Friday, November 8, 2013

So Common, So Easy to Prevent

My favorite webcartoonist, Shaenon Garrity, is posting 12-panel summaries of X-Files episodes every Friday (because she can), and today she addresses something close to my heart: "Nitpicking details of the setting!" Because Season 3, Episode 19, "Hell Money," is set in San Francisco's Chinatown, and she lives in San Francisco. She pairs script assumption with reality right down the line, pointing out both cliches ("X-Files: Asian-Americans want to tell you colorful stories of your homeland! Reality: In my experience, they mostly want to tell you about their mini-comic." But then Shaenon's acquaintance in all ethnic groups is weighted toward cartoonists.) and obvious assumptions that aren't true ("X-Files: It's possible to hide bodies by burying them in cemeteries. Reality: Okay, this is the big one. San Francisco doesn't have cemeteries.")
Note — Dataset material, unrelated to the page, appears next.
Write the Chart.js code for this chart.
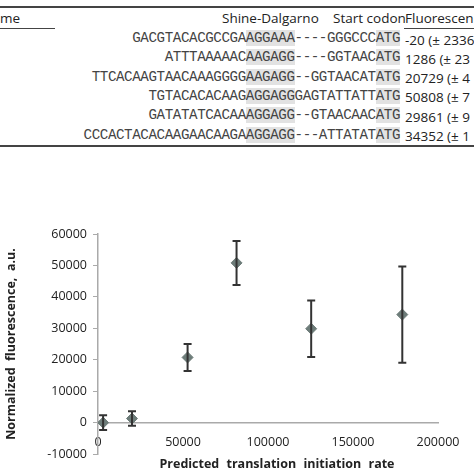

This has got to be the most common, and the least explicable, type of research failure in all media. Most common, because we see it all the dang time. Least explicable, because we all pounce on media set in our familiar territories and nitpick the details. If the writer of that episode were to see a show set in his own home town he'd treat it in exactly the same way. "Ha! In Podunk, Nebraska, the grain silos are all on the west side of town! It's only in West Podunk that they have one near the watertower!"

It's not that complicated, guys. If you're setting a story outside your own stomping ground, go visit the place! If that's not practical, find somebody from there and have her vet the manuscript for you.

Because somebody is from there, and will notice.

Besides, walking out the story territory is fun and, in the case of travel locations, tax-deductible!

This is why all my stories are set in Texas, by the way. It makes walking out the territory so much simpler.